Why would the industries abuse the animals beyond what is necessary to turn cows into milk machines? Don't they need healthy suppliers? Why expend that energy when it's not necessary? Because they have been driven to insanity by the industry and because they can.
Violence associated with objectification is not isolated to non-human animals, of course. Look at the Nanking Massacre. Look at the concentration camps. The people were going to be killed, did they have to be raped, experimented upon, brutalized along the way? There is an insanity that accompanies institutionalized violence. Historically, where there is pervasive objectification, there is a terrifying violence that goes beyond the standard practice. We have a term for this: war crimes. This also shows our willful fragmentation. There is the accepted violence of war, and then there is "unnecessary" violence. This is the stuff that makes us uncomfortable. Rape, torture, brutal beatings, pillaging communities, enslavement. With objectification, this becomes standard practice because with objectification, any brutality becomes acceptable. When omnivores are decrying Conklin Farms, they fail to acknowledge the essential objectification, and thus the essential violence, of animal agriculture.
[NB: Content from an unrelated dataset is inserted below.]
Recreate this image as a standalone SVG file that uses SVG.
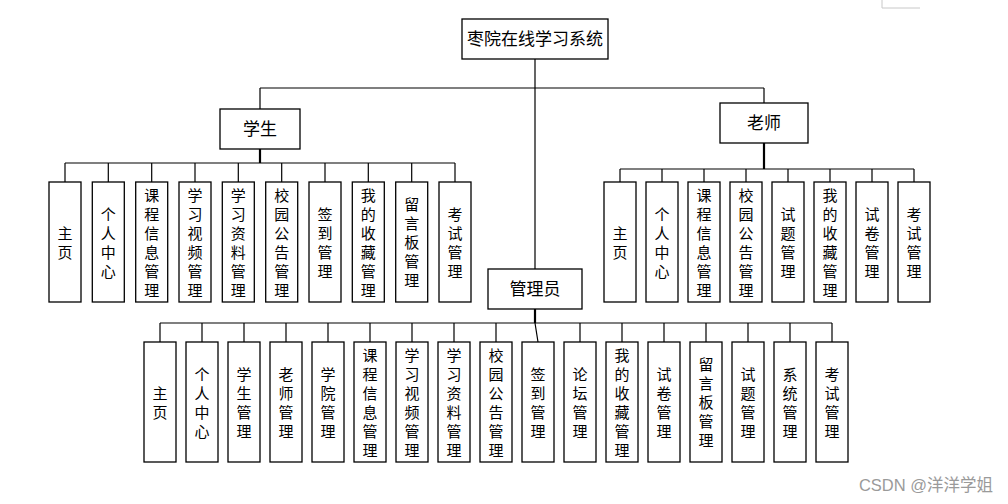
<svg xmlns="http://www.w3.org/2000/svg" width="1008" height="504" viewBox="0 0 1008 504">
<style>
.b{fill:#fff;stroke:#000;stroke-width:1.3}
.t{font-family:"Liberation Sans","Noto Sans CJK SC",sans-serif;font-size:15px;fill:#000;text-anchor:middle;dominant-baseline:central}
.h{font-family:"Liberation Sans","Noto Sans CJK SC",sans-serif;font-size:17px;fill:#000;text-anchor:middle;dominant-baseline:central}
.c{fill:none;stroke:#000;stroke-width:1.2}
.k{fill:none;stroke:#000;stroke-width:2.2}
</style>
<rect width="1008" height="504" fill="#fff"/>
<path d="M882 0V8H920" fill="none" stroke="#c8c8c8" stroke-width="1"/>
<g id="connectors">
<path class="c" d="M535 59V269M260 88H764M260 88V109M764 88V103"/>
<path class="k" d="M260 149V163M764 143V169M535 309V323"/>
<path class="c" d="M65 163H455M65 163V182M108.3 163V182M151.7 163V182M195 163V182M238.3 163V182M281.7 163V182M325 163V182M368.3 163V182M411.7 163V182M455 163V182"/>
<path class="c" d="M620 169H914M620 169V182M662 169V182M704 169V182M746 169V182M788 169V182M830 169V182M872 169V182M914 169V182"/>
<path class="c" d="M160 323H832M160 323V342M202 323V342M244 323V342M286 323V342M328 323V342M370 323V342M412 323V342M454 323V342M496 323V342M535 323L538 342M580 323V342M622 323V342M664 323V342M706 323V342M748 323V342M790 323V342M832 323V342"/>
</g>
<g id="root"><rect class="b" x="462" y="19" width="146" height="40"/><text class="h" x="535" y="39">枣院在线学习系统</text></g>
<g id="student"><rect class="b" x="220" y="109" width="80" height="40"/><text class="h" x="260" y="129">学生</text></g>
<g id="teacher"><rect class="b" x="720" y="103" width="88" height="40"/><text class="h" x="764" y="123">老师</text></g>
<g id="admin"><rect class="b" x="488" y="269" width="94" height="40"/><text class="h" x="535" y="289">管理员</text></g>

<g id="s1"><rect class="b" x="49" y="182" width="32" height="120"/><text class="t"><tspan x="65" y="232.5">主</tspan><tspan x="65" dy="19">页</tspan></text></g>
<g id="s2"><rect class="b" x="92.3" y="182" width="32" height="120"/><text class="t"><tspan x="108.3" y="213.5">个</tspan><tspan x="108.3" dy="19">人</tspan><tspan x="108.3" dy="19">中</tspan><tspan x="108.3" dy="19">心</tspan></text></g>
<g id="s3"><rect class="b" x="135.7" y="182" width="32" height="120"/><text class="t"><tspan x="151.7" y="194.5">课</tspan><tspan x="151.7" dy="19">程</tspan><tspan x="151.7" dy="19">信</tspan><tspan x="151.7" dy="19">息</tspan><tspan x="151.7" dy="19">管</tspan><tspan x="151.7" dy="19">理</tspan></text></g>
<g id="s4"><rect class="b" x="179" y="182" width="32" height="120"/><text class="t"><tspan x="195" y="194.5">学</tspan><tspan x="195" dy="19">习</tspan><tspan x="195" dy="19">视</tspan><tspan x="195" dy="19">频</tspan><tspan x="195" dy="19">管</tspan><tspan x="195" dy="19">理</tspan></text></g>
<g id="s5"><rect class="b" x="222.3" y="182" width="32" height="120"/><text class="t"><tspan x="238.3" y="194.5">学</tspan><tspan x="238.3" dy="19">习</tspan><tspan x="238.3" dy="19">资</tspan><tspan x="238.3" dy="19">料</tspan><tspan x="238.3" dy="19">管</tspan><tspan x="238.3" dy="19">理</tspan></text></g>
<g id="s6"><rect class="b" x="265.7" y="182" width="32" height="120"/><text class="t"><tspan x="281.7" y="194.5">校</tspan><tspan x="281.7" dy="19">园</tspan><tspan x="281.7" dy="19">公</tspan><tspan x="281.7" dy="19">告</tspan><tspan x="281.7" dy="19">管</tspan><tspan x="281.7" dy="19">理</tspan></text></g>
<g id="s7"><rect class="b" x="309" y="182" width="32" height="120"/><text class="t"><tspan x="325" y="213.5">签</tspan><tspan x="325" dy="19">到</tspan><tspan x="325" dy="19">管</tspan><tspan x="325" dy="19">理</tspan></text></g>
<g id="s8"><rect class="b" x="352.3" y="182" width="32" height="120"/><text class="t"><tspan x="368.3" y="194.5">我</tspan><tspan x="368.3" dy="19">的</tspan><tspan x="368.3" dy="19">收</tspan><tspan x="368.3" dy="19">藏</tspan><tspan x="368.3" dy="19">管</tspan><tspan x="368.3" dy="19">理</tspan></text></g>
<g id="s9"><rect class="b" x="395.7" y="182" width="32" height="120"/><text class="t"><tspan x="411.7" y="204">留</tspan><tspan x="411.7" dy="19">言</tspan><tspan x="411.7" dy="19">板</tspan><tspan x="411.7" dy="19">管</tspan><tspan x="411.7" dy="19">理</tspan></text></g>
<g id="s10"><rect class="b" x="439" y="182" width="32" height="120"/><text class="t"><tspan x="455" y="213.5">考</tspan><tspan x="455" dy="19">试</tspan><tspan x="455" dy="19">管</tspan><tspan x="455" dy="19">理</tspan></text></g>

<g id="t1"><rect class="b" x="604" y="182" width="32" height="120"/><text class="t"><tspan x="620" y="232.5">主</tspan><tspan x="620" dy="19">页</tspan></text></g>
<g id="t2"><rect class="b" x="646" y="182" width="32" height="120"/><text class="t"><tspan x="662" y="213.5">个</tspan><tspan x="662" dy="19">人</tspan><tspan x="662" dy="19">中</tspan><tspan x="662" dy="19">心</tspan></text></g>
<g id="t3"><rect class="b" x="688" y="182" width="32" height="120"/><text class="t"><tspan x="704" y="194.5">课</tspan><tspan x="704" dy="19">程</tspan><tspan x="704" dy="19">信</tspan><tspan x="704" dy="19">息</tspan><tspan x="704" dy="19">管</tspan><tspan x="704" dy="19">理</tspan></text></g>
<g id="t4"><rect class="b" x="730" y="182" width="32" height="120"/><text class="t"><tspan x="746" y="194.5">校</tspan><tspan x="746" dy="19">园</tspan><tspan x="746" dy="19">公</tspan><tspan x="746" dy="19">告</tspan><tspan x="746" dy="19">管</tspan><tspan x="746" dy="19">理</tspan></text></g>
<g id="t5"><rect class="b" x="772" y="182" width="32" height="120"/><text class="t"><tspan x="788" y="213.5">试</tspan><tspan x="788" dy="19">题</tspan><tspan x="788" dy="19">管</tspan><tspan x="788" dy="19">理</tspan></text></g>
<g id="t6"><rect class="b" x="814" y="182" width="32" height="120"/><text class="t"><tspan x="830" y="194.5">我</tspan><tspan x="830" dy="19">的</tspan><tspan x="830" dy="19">收</tspan><tspan x="830" dy="19">藏</tspan><tspan x="830" dy="19">管</tspan><tspan x="830" dy="19">理</tspan></text></g>
<g id="t7"><rect class="b" x="856" y="182" width="32" height="120"/><text class="t"><tspan x="872" y="213.5">试</tspan><tspan x="872" dy="19">卷</tspan><tspan x="872" dy="19">管</tspan><tspan x="872" dy="19">理</tspan></text></g>
<g id="t8"><rect class="b" x="898" y="182" width="32" height="120"/><text class="t"><tspan x="914" y="213.5">考</tspan><tspan x="914" dy="19">试</tspan><tspan x="914" dy="19">管</tspan><tspan x="914" dy="19">理</tspan></text></g>

<g id="a1"><rect class="b" x="144" y="342" width="32" height="120"/><text class="t"><tspan x="160" y="392.5">主</tspan><tspan x="160" dy="19">页</tspan></text></g>
<g id="a2"><rect class="b" x="186" y="342" width="32" height="120"/><text class="t"><tspan x="202" y="373.5">个</tspan><tspan x="202" dy="19">人</tspan><tspan x="202" dy="19">中</tspan><tspan x="202" dy="19">心</tspan></text></g>
<g id="a3"><rect class="b" x="228" y="342" width="32" height="120"/><text class="t"><tspan x="244" y="373.5">学</tspan><tspan x="244" dy="19">生</tspan><tspan x="244" dy="19">管</tspan><tspan x="244" dy="19">理</tspan></text></g>
<g id="a4"><rect class="b" x="270" y="342" width="32" height="120"/><text class="t"><tspan x="286" y="373.5">老</tspan><tspan x="286" dy="19">师</tspan><tspan x="286" dy="19">管</tspan><tspan x="286" dy="19">理</tspan></text></g>
<g id="a5"><rect class="b" x="312" y="342" width="32" height="120"/><text class="t"><tspan x="328" y="373.5">学</tspan><tspan x="328" dy="19">院</tspan><tspan x="328" dy="19">管</tspan><tspan x="328" dy="19">理</tspan></text></g>
<g id="a6"><rect class="b" x="354" y="342" width="32" height="120"/><text class="t"><tspan x="370" y="354.5">课</tspan><tspan x="370" dy="19">程</tspan><tspan x="370" dy="19">信</tspan><tspan x="370" dy="19">息</tspan><tspan x="370" dy="19">管</tspan><tspan x="370" dy="19">理</tspan></text></g>
<g id="a7"><rect class="b" x="396" y="342" width="32" height="120"/><text class="t"><tspan x="412" y="354.5">学</tspan><tspan x="412" dy="19">习</tspan><tspan x="412" dy="19">视</tspan><tspan x="412" dy="19">频</tspan><tspan x="412" dy="19">管</tspan><tspan x="412" dy="19">理</tspan></text></g>
<g id="a8"><rect class="b" x="438" y="342" width="32" height="120"/><text class="t"><tspan x="454" y="354.5">学</tspan><tspan x="454" dy="19">习</tspan><tspan x="454" dy="19">资</tspan><tspan x="454" dy="19">料</tspan><tspan x="454" dy="19">管</tspan><tspan x="454" dy="19">理</tspan></text></g>
<g id="a9"><rect class="b" x="480" y="342" width="32" height="120"/><text class="t"><tspan x="496" y="354.5">校</tspan><tspan x="496" dy="19">园</tspan><tspan x="496" dy="19">公</tspan><tspan x="496" dy="19">告</tspan><tspan x="496" dy="19">管</tspan><tspan x="496" dy="19">理</tspan></text></g>
<g id="a10"><rect class="b" x="522" y="342" width="32" height="120"/><text class="t"><tspan x="538" y="373.5">签</tspan><tspan x="538" dy="19">到</tspan><tspan x="538" dy="19">管</tspan><tspan x="538" dy="19">理</tspan></text></g>
<g id="a11"><rect class="b" x="564" y="342" width="32" height="120"/><text class="t"><tspan x="580" y="373.5">论</tspan><tspan x="580" dy="19">坛</tspan><tspan x="580" dy="19">管</tspan><tspan x="580" dy="19">理</tspan></text></g>
<g id="a12"><rect class="b" x="606" y="342" width="32" height="120"/><text class="t"><tspan x="622" y="354.5">我</tspan><tspan x="622" dy="19">的</tspan><tspan x="622" dy="19">收</tspan><tspan x="622" dy="19">藏</tspan><tspan x="622" dy="19">管</tspan><tspan x="622" dy="19">理</tspan></text></g>
<g id="a13"><rect class="b" x="648" y="342" width="32" height="120"/><text class="t"><tspan x="664" y="373.5">试</tspan><tspan x="664" dy="19">卷</tspan><tspan x="664" dy="19">管</tspan><tspan x="664" dy="19">理</tspan></text></g>
<g id="a14"><rect class="b" x="690" y="342" width="32" height="120"/><text class="t"><tspan x="706" y="364">留</tspan><tspan x="706" dy="19">言</tspan><tspan x="706" dy="19">板</tspan><tspan x="706" dy="19">管</tspan><tspan x="706" dy="19">理</tspan></text></g>
<g id="a15"><rect class="b" x="732" y="342" width="32" height="120"/><text class="t"><tspan x="748" y="373.5">试</tspan><tspan x="748" dy="19">题</tspan><tspan x="748" dy="19">管</tspan><tspan x="748" dy="19">理</tspan></text></g>
<g id="a16"><rect class="b" x="774" y="342" width="32" height="120"/><text class="t"><tspan x="790" y="373.5">系</tspan><tspan x="790" dy="19">统</tspan><tspan x="790" dy="19">管</tspan><tspan x="790" dy="19">理</tspan></text></g>
<g id="a17"><rect class="b" x="816" y="342" width="32" height="120"/><text class="t"><tspan x="832" y="373.5">考</tspan><tspan x="832" dy="19">试</tspan><tspan x="832" dy="19">管</tspan><tspan x="832" dy="19">理</tspan></text></g>

<text x="993" y="491" text-anchor="end" font-family="Liberation Sans,Noto Sans CJK SC,sans-serif" font-size="16.5" fill="#9a9a9a">CSDN @洋洋学姐</text>
</svg>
I believe that our job as animal advocates is to supplement the important exposés with the message that taking what doesn't belong to us is an intrinsically exploitative practice, and that the threat of violence (again, beyond what is accepted as necessary) naturally accompanies such a mentality. I am not expecting people to drop all animal products tomorrow. I am not expecting people to even reduce their consumption. But I am also not willing to be complicit in a lie: in the most diplomatic but honest way possible, I will tell people that when there is exploitation and objectification, our minds fragmentize and madness is just a heartbeat away. Where there is madness, violence is right around the corner. Anything else is a myth.